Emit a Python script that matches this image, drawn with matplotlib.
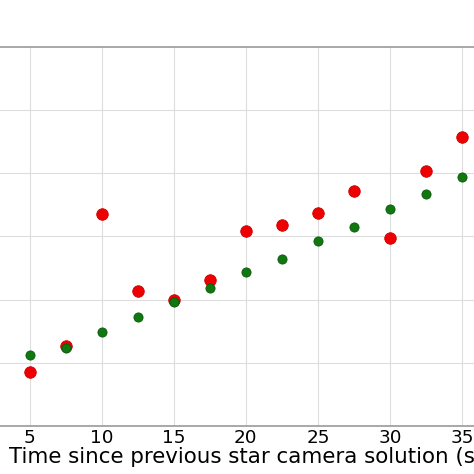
import matplotlib
matplotlib.use("Agg")
import matplotlib.pyplot as plt

# time since previous star camera solution (s)
times = [5, 7.5, 10, 12.5, 15, 17.5, 20, 22.5, 25, 27.5, 30, 32.5, 35]
# red series
err_red = [8.55, 12.6, 33.6, 21.3, 19.9, 23.1, 30.8, 31.8, 33.7, 37.2,
           29.8, 40.4, 45.8]
# green series
err_green = [11.3, 12.3, 14.8, 17.2, 19.7, 21.8, 24.3, 26.5, 29.3, 31.5,
             34.4, 36.7, 39.4]
xticks = [5, 10, 15, 20, 25, 30, 35]

fig = plt.figure(figsize=(4.74, 4.74), dpi=100)
# axes run past the figure edges (the picture is a crop)
ax = fig.add_axes([-0.0895, 0.1013, 1.2162, 0.7996])

ax.plot(times, err_red, "o", color="#ee0000", mec="#cc0000",
        ms=8.3, mew=0.6, zorder=3)
ax.plot(times, err_green, "o", color="#117711", mec="#0a5a0a",
        ms=6.6, mew=0.6, zorder=4)

ax.set_xlim(0, 40)
ax.set_ylim(0, 60)
ax.set_xticks(xticks)
ax.set_yticks(range(10, 51, 10))
ax.grid(True, color="#dddddd", linewidth=0.8)
ax.set_axisbelow(True)

for side in ["top", "bottom"]:
    ax.spines[side].set_color("#999999")
    ax.spines[side].set_linewidth(1.2)
for side in ["left", "right"]:
    ax.spines[side].set_visible(False)

ax.tick_params(axis="both", length=0, labelsize=13.2, pad=2.5)
ax.tick_params(axis="y", labelleft=False)
ax.set_xlabel("Time since previous star camera solution (s)",
              fontsize=15.4, labelpad=0)

fig.savefig("out.png", dpi=100)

◇ ◇ ◇ ◇ ◇ ◇ ◇

**Job**
Quote every line word for word and keep the images out of the copy.

**Full response**
Emit a Python script that matches this image, drawn with matplotlib.
import matplotlib
matplotlib.use("Agg")
import matplotlib.pyplot as plt

# time since previous star camera solution (s)
times = [5, 7.5, 10, 12.5, 15, 17.5, 20, 22.5, 25, 27.5, 30, 32.5, 35]
# red series
err_red = [8.55, 12.6, 33.6, 21.3, 19.9, 23.1, 30.8, 31.8, 33.7, 37.2,
           29.8, 40.4, 45.8]
# green series
err_green = [11.3, 12.3, 14.8, 17.2, 19.7, 21.8, 24.3, 26.5, 29.3, 31.5,
             34.4, 36.7, 39.4]
xticks = [5, 10, 15, 20, 25, 30, 35]

fig = plt.figure(figsize=(4.74, 4.74), dpi=100)
# axes run past the figure edges (the picture is a crop)
ax = fig.add_axes([-0.0895, 0.1013, 1.2162, 0.7996])

ax.plot(times, err_red, "o", color="#ee0000", mec="#cc0000",
        ms=8.3, mew=0.6, zorder=3)
ax.plot(times, err_green, "o", color="#117711", mec="#0a5a0a",
        ms=6.6, mew=0.6, zorder=4)

ax.set_xlim(0, 40)
ax.set_ylim(0, 60)
ax.set_xticks(xticks)
ax.set_yticks(range(10, 51, 10))
ax.grid(True, color="#dddddd", linewidth=0.8)
ax.set_axisbelow(True)

for side in ["top", "bottom"]:
    ax.spines[side].set_color("#999999")
    ax.spines[side].set_linewidth(1.2)
for side in ["left", "right"]:
    ax.spines[side].set_visible(False)

ax.tick_params(axis="both", length=0, labelsize=13.2, pad=2.5)
ax.tick_params(axis="y", labelleft=False)
ax.set_xlabel("Time since previous star camera solution (s)",
              fontsize=15.4, labelpad=0)

fig.savefig("out.png", dpi=100)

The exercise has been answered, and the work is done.